Love it or hate it, the one thing that seemed evident from the crush of customers storming the new outlet mall was Livermore must be ringing up a lot of cash for the city coffers.
Cha-ching turned to cha-what after talking to Mayor John Marchand and Assistant City Manager Troy Brown on Monday.
They told me the outlet mall is expected to produce approximately $2 million in projected annual sales tax revenue, although that’s all just guesswork until the actual money hits the bank sometime after the first fiscal quarter.
My heart fluttered. I started thinking about all the things that money could buy — reopening the Springtown library, bringing in more services, chipping in for Fourth of July fireworks. The list was just beginning, and I was growing more forgiving of the traffic tie-ups that have largely been contained to just the exit lane on the freeway.
But then I learned that half the money would be going back to the developers. I don’t claim to know all the ins and outs of financing such projects, or if this is standard procedure. All I know is the money given is to be used for funding “public improvements,’’ and Brown says the developer is only being reimbursed a portion of those costs.
The total eligible amount for reimbursement is about $15 million, so if they collect a million a year, this would continue for about 15 years before the city gets the entire tax.
But if, for example, in one year the sales tax was only $1.5 million, the city would still collect their $1 million, but the developer would only get $500,000. That would prolong the time before the $15 million cap would be reached.
Let’s make this clear: The first million goes to the City of Livermore, the second million goes to the developers. Anything less than $2 million is taken out of the developer’s share. Anything more than $2 million goes back to the city.
So for our purposes, we’ll just move on to Livermore’s projected income, which has now been chopped to $1 million — still a sizable amount.
We can still get a lot of bang with a million bucks. Except it isn’t a million going into the general fund.
Out of that money, the city needs to put about $600,000 out for maintenance and city services for the mall, according to Brown and Marchand.

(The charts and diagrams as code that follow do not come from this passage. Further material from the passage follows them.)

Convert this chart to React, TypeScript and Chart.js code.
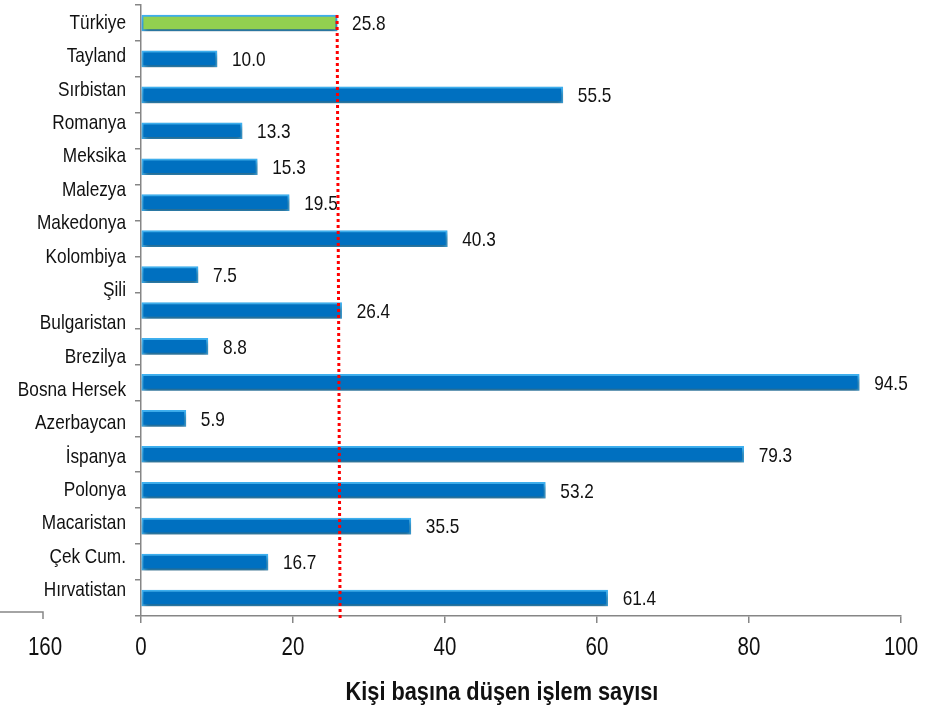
import { useEffect, useRef } from "react";
import { Chart, registerables } from "chart.js";

Chart.register(...registerables);

// Country names shown down the left side (18 names over 17 bar slots)
const countries = [
  "Türkiye", "Tayland", "Sırbistan", "Romanya", "Meksika", "Malezya",
  "Makedonya", "Kolombiya", "Şili", "Bulgaristan", "Brezilya", "Bosna Hersek",
  "Azerbaycan", "İspanya", "Polonya", "Macaristan", "Çek Cum.", "Hırvatistan",
];

// Transactions per person, one per bar slot, top to bottom
const values = [
  25.8, 10.0, 55.5, 13.3, 15.3, 19.5, 40.3, 7.5, 26.4,
  8.8, 94.5, 5.9, 79.3, 53.2, 35.5, 16.7, 61.4,
];

// Dotted reference line: value at the top end, value at the bottom end
const referenceLine = [25.8, 26.2];

const xTicks = [0, 20, 40, 60, 80, 100];
const strayAxisTick = "160";
const axisTitle = "Kişi başına düşen işlem sayısı";

const FONT = "'Liberation Sans', Arial, sans-serif";
const NARROW = 0.82; // horizontal squeeze to get a narrow sans look
const AXIS_GREY = "#868686";
const TEXT = "#111111";
const slots = values.map((_, i) => `#${i + 1}`);
const barColors = values.map((_, i) => (i === 0 ? "#92D050" : "#0070C0"));

function narrowText(
  ctx: CanvasRenderingContext2D,
  text: string,
  x: number,
  y: number,
  align: CanvasTextAlign,
  font: string
) {
  ctx.save();
  ctx.font = font;
  ctx.textAlign = align;
  ctx.textBaseline = "middle";
  ctx.fillStyle = TEXT;
  ctx.translate(x, y);
  ctx.scale(NARROW, 1);
  ctx.fillText(text, 0, 0);
  ctx.restore();
}

const barShadow = {
  id: "barShadow",
  beforeDatasetsDraw(chart: any) {
    const ctx = chart.ctx;
    ctx.save();
    ctx.shadowColor = "rgba(0,0,0,0.45)";
    ctx.shadowBlur = 5;
    ctx.shadowOffsetX = 1;
    ctx.shadowOffsetY = 3;
  },
  afterDatasetsDraw(chart: any) {
    chart.ctx.restore();
  },
};

const overlay = {
  id: "overlay",
  afterDraw(chart: any) {
    const ctx = chart.ctx;
    const x = chart.scales.x;
    const { left, right, top, bottom } = chart.chartArea;
    const band = (bottom - top) / values.length;

    // Country names, evenly spread along the category axis
    const first = top + 0.51 * band;
    const last = bottom - 0.72 * band;
    countries.forEach((name, i) => {
      const cy = first + (i * (last - first)) / (countries.length - 1);
      narrowText(ctx, name, left - 15, cy, "right", `21px ${FONT}`);
    });

    // Value labels at the end of each bar
    const meta = chart.getDatasetMeta(0);
    meta.data.forEach((bar: any, i: number) => {
      narrowText(ctx, values[i].toFixed(1), bar.x + 15, bar.y + 1.5, "left", `21px ${FONT}`);
    });

    // Red dotted reference line
    ctx.save();
    ctx.strokeStyle = "#FF0000";
    ctx.lineWidth = 3;
    ctx.setLineDash([3, 3]);
    ctx.beginPath();
    ctx.moveTo(x.getPixelForValue(referenceLine[0]), top + 10);
    ctx.lineTo(x.getPixelForValue(referenceLine[1]), bottom + 3);
    ctx.stroke();
    ctx.setLineDash([]);

    // Leftover piece of a second horizontal axis at the far left
    const stubEnd = left - 98;
    ctx.strokeStyle = AXIS_GREY;
    ctx.lineWidth = 1.5;
    ctx.beginPath();
    ctx.moveTo(0, bottom - 4);
    ctx.lineTo(stubEnd, bottom - 4);
    ctx.lineTo(stubEnd, bottom + 3);
    ctx.stroke();
    ctx.restore();

    // Tick labels of the value axis
    const tickY = bottom + 32;
    narrowText(ctx, strayAxisTick, stubEnd + 2, tickY, "center", `25px ${FONT}`);
    xTicks.forEach((v) => {
      narrowText(ctx, String(v), x.getPixelForValue(v), tickY, "center", `25px ${FONT}`);
    });

    // Axis title
    narrowText(ctx, axisTitle, (left + right) / 2 - 19, bottom + 77, "center", `bold 26.5px ${FONT}`);
  },
};

export default function App() {
  const ref = useRef<HTMLCanvasElement>(null);

  useEffect(() => {
    if (!ref.current) return;
    const chart = new Chart(ref.current, {
      type: "bar",
      data: {
        labels: slots,
        datasets: [
          {
            data: values,
            backgroundColor: barColors,
            borderColor: "#3FB2F2",
            borderWidth: 2,
            borderSkipped: false,
            barThickness: 16,
          },
        ],
      },
      options: {
        indexAxis: "y",
        responsive: false,
        animation: false,
        layout: { padding: { top: 5, right: 33, left: 0, bottom: 0 } },
        plugins: {
          legend: { display: false },
          tooltip: { enabled: false },
        },
        scales: {
          x: {
            type: "linear",
            min: xTicks[0],
            max: xTicks[xTicks.length - 1],
            afterBuildTicks: (s: any) => {
              s.ticks = xTicks.map((v) => ({ value: v }));
            },
            ticks: { display: false },
            grid: {
              drawOnChartArea: false,
              tickLength: 7,
              color: AXIS_GREY,
              lineWidth: 1.5,
            },
            border: { color: AXIS_GREY, width: 1.5 },
            afterFit: (s: any) => {
              s.height = 92;
            },
          },
          y: {
            type: "category",
            ticks: { display: false },
            grid: {
              drawOnChartArea: false,
              tickLength: 6,
              offset: true,
              color: AXIS_GREY,
              lineWidth: 1.5,
            },
            border: { color: AXIS_GREY, width: 1.5 },
            afterFit: (s: any) => {
              s.width = 141;
            },
          },
        },
      },
      plugins: [barShadow, overlay],
    } as any);
    return () => chart.destroy();
  }, []);

  return (
    <div style={{ position: "fixed", left: 0, top: 0, width: 934, height: 708, background: "#fff" }}>
      <canvas ref={ref} width={934} height={708} style={{ display: "block" }} />
    </div>
  );
}
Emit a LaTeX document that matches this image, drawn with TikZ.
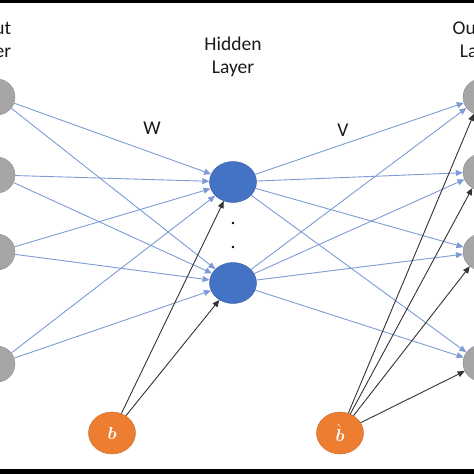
\documentclass[tikz,border=0pt]{standalone}
\usepackage{bm}
\usepackage{fontspec}
\setmainfont{Carlito}
\usetikzlibrary{positioning,shapes.geometric,arrows.meta,calc}
\definecolor{hidblue}{RGB}{68,114,196}
\definecolor{edgeblue}{RGB}{125,155,212}
\definecolor{biasorange}{RGB}{237,125,49}
\definecolor{unitgray}{RGB}{166,166,166}
\begin{document}
\begin{tikzpicture}[x=1pt,y=-1pt,
  unit/.style={ellipse,draw=black!45,fill=unitgray,minimum width=36pt,minimum height=36pt,inner sep=0pt},
  hid/.style={ellipse,draw=hidblue!80!black,fill=hidblue,minimum width=47pt,minimum height=41pt,inner sep=0pt},
  bias/.style={ellipse,draw=biasorange!85!black,fill=biasorange,minimum width=47pt,minimum height=42pt,inner sep=0pt,text=white,font=\fontsize{17}{17}\selectfont},
  lbl/.style={align=center,text=black!90,font=\fontsize{19.5}{23}\selectfont},
  wire/.style={edgeblue,line width=0.9pt,-{Triangle[length=7pt,width=6pt]}},
  bwire/.style={black!80,line width=0.9pt,-{Triangle[length=7pt,width=6pt]}}]
\useasboundingbox (0,0) rectangle (474,474);
\clip (0,0) rectangle (474,474);
% layer titles
\node[lbl] (intitle) at (-10,41) {Input\\Layer};
\node[lbl] (hidtitle) at (233,57) {Hidden\\Layer};
\node[lbl] (outtitle) at (481,41) {Output\\Layer};
% units
\node[unit] (in1) at (-3,97) {};
\node[unit] (in2) at (-3,175) {};
\node[unit] (in3) at (-3,252) {};
\node[unit] (in4) at (-3,364) {};
\node[hid] (hid1) at (233,182) {};
\node[hid] (hid2) at (233,283) {};
\node[unit] (out1) at (481,97) {};
\node[unit] (out2) at (481,172) {};
\node[unit] (out3) at (481,252) {};
\node[unit] (out4) at (481,363) {};
\node[bias] (b1) at (112,433) {$\bm{b}$};
\node[bias] (b2) at (340,433) {$\grave{\bm{b}}$};
\fill (233,223) circle (1.3pt);
\fill (233,247) circle (1.3pt);
% connections
\foreach \i in {1,...,4}
  \foreach \j in {1,2}
    \draw[wire] (in\i) -- (hid\j);
\foreach \j in {1,2}
  \foreach \k in {1,...,4}
    \draw[wire] (hid\j) -- (out\k);
\foreach \j in {1,2}
  \draw[bwire] (b1) -- (hid\j);
\foreach \k in {1,...,4}
  \draw[bwire] (b2) -- (out\k);
% weight labels
\node[lbl] (wlab) at (152,128) {W};
\node[lbl] (vlab) at (343,130) {V};
% frame strips
\fill[black] (0,0) rectangle (474,3);
\fill[black] (0,469) rectangle (474,474);
\end{tikzpicture}
\end{document}
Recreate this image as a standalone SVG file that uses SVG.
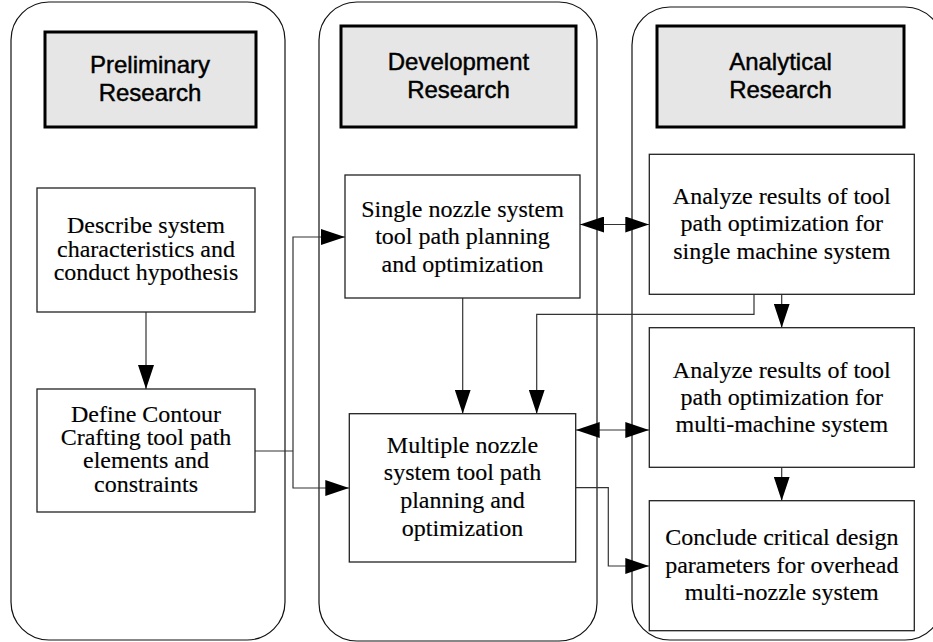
<svg xmlns="http://www.w3.org/2000/svg" width="933" height="642" viewBox="0 0 933 642">
<defs>
<style>
.lane{fill:#fff;stroke:#111;stroke-width:1.2}
.hdr{fill:#e6e6e6;stroke:#000;stroke-width:3}
.box{fill:#fff;stroke:#222;stroke-width:1.3}
.ht{font-family:"Liberation Sans",Arial,sans-serif;font-size:24px;fill:#000;stroke:#000;stroke-width:0.45;text-anchor:middle}
.bt{font-family:"Liberation Serif","Times New Roman",serif;font-size:24px;fill:#000;stroke:#000;stroke-width:0.15;text-anchor:middle}
.cn{fill:none;stroke:#333;stroke-width:1.2}
</style>
<marker id="ah" viewBox="0 0 24 16" refX="24" refY="8" markerWidth="24" markerHeight="16" markerUnits="userSpaceOnUse" orient="auto-start-reverse">
<path d="M0,0 L24,8 L0,16 z" fill="#000"/>
</marker>
</defs>
<rect width="933" height="642" fill="#fff"/>
<g id="lanes">
<rect class="lane" x="11" y="2" width="274" height="638" rx="38" ry="38"/>
<rect class="lane" x="319" y="2" width="278" height="639" rx="38" ry="38"/>
<rect class="lane" x="632" y="7" width="311" height="633" rx="38" ry="38"/>
</g>
<g id="connectors">
<path class="cn" d="M146,312 V389" marker-end="url(#ah)"/>
<path class="cn" d="M255,451 H293"/>
<path class="cn" d="M293,451 V237 H345" marker-end="url(#ah)"/>
<path class="cn" d="M293,451 V488 H349.3" marker-end="url(#ah)"/>
<path class="cn" d="M462.7,298 V413.7" marker-end="url(#ah)"/>
<path class="cn" d="M754,294.3 V314.3 H536.7 V413.7" marker-end="url(#ah)"/>
<path class="cn" d="M580,224.5 H649.3" marker-start="url(#ah)" marker-end="url(#ah)"/>
<path class="cn" d="M575.7,430 H649.3" marker-start="url(#ah)" marker-end="url(#ah)"/>
<path class="cn" d="M781.7,294.3 V327.7" marker-end="url(#ah)"/>
<path class="cn" d="M781.7,467.3 V500.7" marker-end="url(#ah)"/>
<path class="cn" d="M575.7,487.7 H608.3 V566 H649.3" marker-end="url(#ah)"/>
</g>
<g id="hdr-preliminary">
<rect class="hdr" x="45" y="32" width="211" height="95"/>
<text class="ht" x="150" y="73">Preliminary</text>
<text class="ht" x="150" y="101">Research</text>
</g>
<g id="hdr-development">
<rect class="hdr" x="341" y="26" width="235" height="101"/>
<text class="ht" x="458.5" y="70">Development</text>
<text class="ht" x="458.5" y="98">Research</text>
</g>
<g id="hdr-analytical">
<rect class="hdr" x="657" y="26" width="247" height="101"/>
<text class="ht" x="780.5" y="70">Analytical</text>
<text class="ht" x="780.5" y="97.5">Research</text>
</g>
<g id="node-describe">
<rect class="box" x="37" y="188" width="218" height="124"/>
<text class="bt" x="146" y="233.3">Describe system</text>
<text class="bt" x="146" y="256.7">characteristics and</text>
<text class="bt" x="146" y="280">conduct hypothesis</text>
</g>
<g id="node-define">
<rect class="box" x="37" y="389" width="218" height="123"/>
<text class="bt" x="146" y="421.7">Define Contour</text>
<text class="bt" x="146" y="445">Crafting tool path</text>
<text class="bt" x="146" y="468.3">elements and</text>
<text class="bt" x="146" y="491.7">constraints</text>
</g>
<g id="node-single">
<rect class="box" x="345" y="175" width="235" height="123"/>
<text class="bt" x="462.5" y="216.7">Single nozzle system</text>
<text class="bt" x="462.5" y="244">tool path planning</text>
<text class="bt" x="462.5" y="271.5">and optimization</text>
</g>
<g id="node-multiple">
<rect class="box" x="349.3" y="413.7" width="226.4" height="148.3"/>
<text class="bt" x="462.5" y="452.7">Multiple nozzle</text>
<text class="bt" x="462.5" y="480">system tool path</text>
<text class="bt" x="462.5" y="508.3">planning and</text>
<text class="bt" x="462.5" y="535.7">optimization</text>
</g>
<g id="node-analyze-single">
<rect class="box" x="649.3" y="154.3" width="265" height="140"/>
<text class="bt" x="781.8" y="203.5">Analyze results of tool</text>
<text class="bt" x="781.8" y="231">path optimization for</text>
<text class="bt" x="781.8" y="258.5">single machine system</text>
</g>
<g id="node-analyze-multi">
<rect class="box" x="649.3" y="327.7" width="265" height="139.6"/>
<text class="bt" x="781.8" y="377.5">Analyze results of tool</text>
<text class="bt" x="781.8" y="405">path optimization for</text>
<text class="bt" x="781.8" y="431.7">multi-machine system</text>
</g>
<g id="node-conclude">
<rect class="box" x="649.3" y="500.7" width="265" height="130"/>
<text class="bt" x="781.8" y="545">Conclude critical design</text>
<text class="bt" x="781.8" y="573.3">parameters for overhead</text>
<text class="bt" x="781.8" y="600">multi-nozzle system</text>
</g>
</svg>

The city had already brought on four new police officers, with three more coming on July 1, 2013, all because of the mall and the reinstated gang and drug task force.
(As a side note, I think the officers are better suited to patrolling the parking areas where break-ins have been occurring than directing traffic — a task any civilian who has worked the Alameda County fair could perform. I’ve seen zero police presence in the pitch-black overflow parking areas, and quite a few manning the intersections that could probably flow just as well using the traffic lights.)
But back to the bottom line.
“At the end of the day, the city will get about $400,000,” says Brown of the projected funds. “That money isn’t earmarked for anything right now and will go into the general fund.”
So it boils down to this: Is the $400,000 worth the I-580 traffic jams to Livermore residents?
Perhaps. It does bring some money into our city directly, and there’s hope the mall will raise Livermore's profile — which it has already accomplished. More importantly to city officials is the belief the mall will have a halo effect by creating interest in outlet shoppers to come to downtown Livermore to shop, eat and even venture out to the wineries.
Personally, I don’t think that’s actually going to happen — at least not until there’s some nice hotels to accommodate vacationers who would include a trip to the outlets as part of their plans.
I’m not really into retail therapy, but when I’ve gone to other outlet malls for a day trip I’m like most bargain shoppers who have their eye on the prize — saving money, then getting the heck out.